Après s’être remobilisée ces deux dernières année avec la campagne Bioréflexe, la filière bio française renforce sa communication en 2025 avec la diffusion à partir d’avril de spots de publicité sur les chaînes de télévision publiques et privées. Déclinée autour du slogan « C’est bio la France », cette première campagne TV tire les enseignements du Baromètre de Consommation et de Perception des Produits Bio 2025, en cherchant à relier l’image du bio à celle de la cuisine française.
L’édition 2025 de ce sondage (voir la méthodologie ici) établit en effet que les Français reconnaissent les qualités du bio… en théorie plus qu’en pratique. Ainsi, les trois-quarts des consommateurs de l’Hexagone approuvent l’affirmation selon laquelle les produits bio sont meilleurs pour la santé. Quatre sur cinq s’accordent à penser que l’agriculture bio est bonne pour la préservation de l’environnement et la biodiversité.

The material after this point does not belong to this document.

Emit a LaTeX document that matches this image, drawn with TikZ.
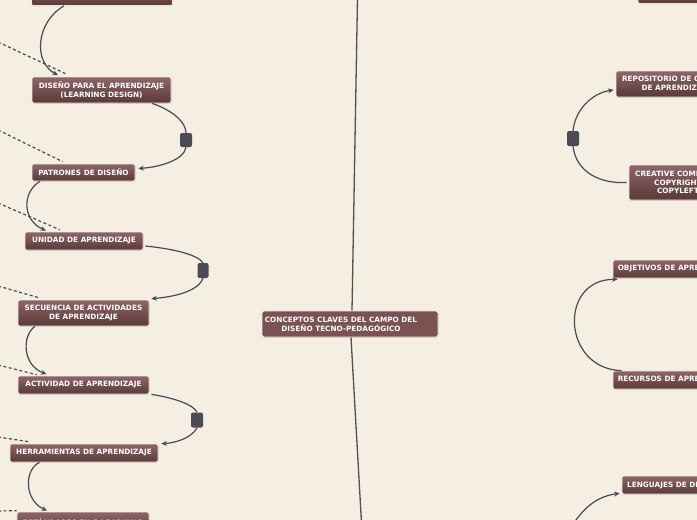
\documentclass[tikz,border=0pt]{standalone}
\usepackage{fontspec}
\setmainfont{DejaVu Sans}
\usetikzlibrary{arrows.meta,shadows}
\definecolor{bg}{HTML}{F4EEE3}
\definecolor{boxtop}{HTML}{8E6666}
\definecolor{boxbot}{HTML}{5A3939}
\definecolor{boxedge}{HTML}{F2E6E0}
\definecolor{ctrfill}{HTML}{7B5252}
\definecolor{conn}{HTML}{4A4A50}
\definecolor{sqfill}{HTML}{4B4C53}
\definecolor{trunk}{HTML}{505055}
\begin{document}
\begin{tikzpicture}[x=1pt,y=-1pt,
  box/.style={rounded corners=2pt, top color=boxtop, bottom color=boxbot,
    draw=boxedge, line width=0.7pt, text=white, align=center, inner sep=0pt,
    font=\bfseries\fontsize{7.3}{8.8}\selectfont,
    drop shadow={opacity=0.25, shadow xshift=0.6pt, shadow yshift=-0.8pt}},
  ctrbox/.style={rounded corners=2.5pt, fill=ctrfill, draw=boxedge, line width=0.7pt,
    inner sep=0pt, drop shadow={opacity=0.25, shadow xshift=0.6pt, shadow yshift=-0.8pt}},
  ctrtext/.style={text=white, align=center, inner sep=0pt,
    font=\bfseries\fontsize{7.3}{8.8}\selectfont},
  sq/.style={rounded corners=2pt, fill=sqfill, draw=none, inner sep=0pt},
  link/.style={draw=conn, line width=1.2pt},
  arr/.style={link, -{Stealth[length=5.5pt,width=5pt]}},
  dashlink/.style={draw=conn, line width=1.2pt, dash pattern=on 3pt off 2.5pt},
  trunkline/.style={draw=trunk, line width=1.3pt}
]
\useasboundingbox (0,0) rectangle (697,520);
\clip (0,0) rectangle (697,520);
\fill[bg] (0,0) rectangle (697,520);

% trunk
\coordinate (vt) at (357.5,-2);
\coordinate (vb) at (361.5,523);

% left column nodes
\node[box, minimum width=141pt, minimum height=20pt] (tl) at (102,-4.5) {};
\node[box, minimum width=139pt, minimum height=26pt] (dpa) at (101.5,90) {DISEÑO PARA EL APRENDIZAJE\\(LEARNING DESIGN)};
\node[box, minimum width=103pt, minimum height=17pt] (pat) at (83.5,172.5) {PATRONES DE DISEÑO};
\node[box, minimum width=118pt, minimum height=18pt] (uni) at (84,241) {UNIDAD DE APRENDIZAJE};
\node[box, minimum width=131pt, minimum height=26pt] (sec) at (83.5,313) {SECUENCIA DE ACTIVIDADES\\DE APRENDIZAJE};
\node[box, minimum width=131pt, minimum height=18pt] (act) at (83.5,385) {ACTIVIDAD DE APRENDIZAJE};
\node[box, minimum width=148pt, minimum height=18pt] (her) at (84,453) {HERRAMIENTAS DE APRENDIZAJE};
\node[box, minimum width=132pt, minimum height=20pt] (est) at (83,522) {ESTÁNDARES EN E-LEARNING};

% centre
\node[ctrbox, minimum width=176pt, minimum height=26pt] (ctr) at (350,324) {};
\node[ctrtext] (ctrt) at (341,324) {CONCEPTOS CLAVES DEL CAMPO DEL\\DISEÑO TECNO-PEDAGÓGICO};

% right column nodes
\node[box, minimum width=74pt, minimum height=20pt] (tr) at (675,-6.5) {};
\node[box, minimum width=120pt, minimum height=26pt] (rep) at (676,84) {REPOSITORIO DE OBJETOS\\DE APRENDIZAJE};
\node[box, minimum width=98pt, minimum height=35pt] (cc) at (678,182.5) {CREATIVE COMMONS\\COPYRIGHT\\COPYLEFT};
\node[box, minimum width=125pt, minimum height=18pt] (obj) at (675.5,269) {OBJETIVOS DE APRENDIZAJE};
\node[box, minimum width=125pt, minimum height=18pt] (rec) at (675.5,380) {RECURSOS DE APRENDIZAJE};
\node[box, minimum width=104pt, minimum height=18pt] (len) at (674,485) {LENGUAJES DE DISEÑO};

% squares
\node[sq, minimum width=12pt, minimum height=14pt] (sq1) at (186,140) {};
\node[sq, minimum width=11pt, minimum height=15pt] (sq2) at (203,270.5) {};
\node[sq, minimum width=12pt, minimum height=15pt] (sq3) at (197,420) {};
\node[sq, minimum width=12pt, minimum height=15pt] (sq4) at (573,138.5) {};

% trunk lines
\draw[trunkline] (vt) -- ([xshift=2pt]ctr.north);
\draw[trunkline] ([xshift=1pt]ctr.south) -- (vb);

% dashed lines from the left
\coordinate (d1) at (-2,42);
\coordinate (d2) at (-2,130);
\coordinate (d3) at (-2,203);
\coordinate (d4) at (-2,286);
\coordinate (d5) at (-2,365);
\coordinate (d6) at (-2,437);
\coordinate (d7) at (-2,511);
\draw[dashlink] (d1) -- ([xshift=36pt,yshift=2pt]dpa.north west);
\draw[dashlink] (d2) -- ([xshift=31pt,yshift=2pt]pat.north west);
\draw[dashlink] (d3) -- ([xshift=35pt,yshift=2pt]uni.north west);
\draw[dashlink] (d4) -- ([xshift=21pt,yshift=2pt]sec.north west);
\draw[dashlink] (d5) -- ([xshift=19pt,yshift=1pt]act.north west);
\draw[dashlink] (d6) -- ([xshift=19pt,yshift=2pt]her.north west);
\draw[dashlink] (d7) -- ([yshift=1pt]est.north west);

% left connectors
\draw[arr] ([xshift=-38pt]tl.south) .. controls (36,22) and (33,62) .. ([xshift=-43.5pt,yshift=1.5pt]dpa.north);
\draw[link] ([xshift=50.5pt]dpa.south) .. controls (172,110) and (186,122) .. (sq1.north);
\draw[arr] (sq1.south) .. controls (184,160) and (160,167) .. ([xshift=3pt,yshift=4pt]pat.east);
\draw[arr] ([xshift=-43.5pt]pat.south) .. controls (22,192) and (22,220) .. ([xshift=-38pt,yshift=1pt]uni.north);
\draw[link] ([xshift=2pt,yshift=-5pt]uni.east) .. controls (175,249) and (198,255) .. (sq2.north);
\draw[arr] (sq2.south) .. controls (198,292) and (172,297) .. ([xshift=2pt,yshift=1pt]sec.north east);
\draw[arr] ([xshift=-48.5pt]sec.south) .. controls (22,335) and (22,365) .. ([xshift=-37pt,yshift=1.5pt]act.north);
\draw[link] ([xshift=2pt]act.south east) .. controls (175,398) and (194,405) .. (sq3.north);
\draw[arr] (sq3.south) .. controls (192,438) and (175,443) .. ([xshift=3pt]her.north east);
\draw[arr] ([xshift=-44.5pt]her.south) .. controls (24,470) and (24,500) .. ([xshift=-36pt,yshift=1pt]est.north);

% right connectors
\draw[link] ([xshift=-2pt]cc.west) .. controls (600,184) and (576,172) .. (sq4.south);
\draw[arr] (sq4.north) .. controls (575,110) and (592,93) .. ([xshift=-2pt,yshift=-6pt]rep.west);
\draw[arr] ([xshift=9pt]rec.north west) .. controls (562,369) and (558,279) .. ([xshift=5pt,yshift=-1pt]obj.south west);
\coordinate (lsrc) at (557,560);
\draw[arr] (lsrc) .. controls (572,515) and (592,497) .. ([xshift=-2pt,yshift=1pt]len.south west);
\end{tikzpicture}
\end{document}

« Bien manger » ou « manger bio », le dilemme ?
Mais lorsqu’on leur demande ce que « bien manger » signifie pour eux, le bio s’efface devant d’autres affirmations. Les notions d’alimentation équilibrée et de plaisir des sens se détachent devant l’idée de « moment de convivialité partagée ». Le critère environnemental arrive loin derrière, en septième position.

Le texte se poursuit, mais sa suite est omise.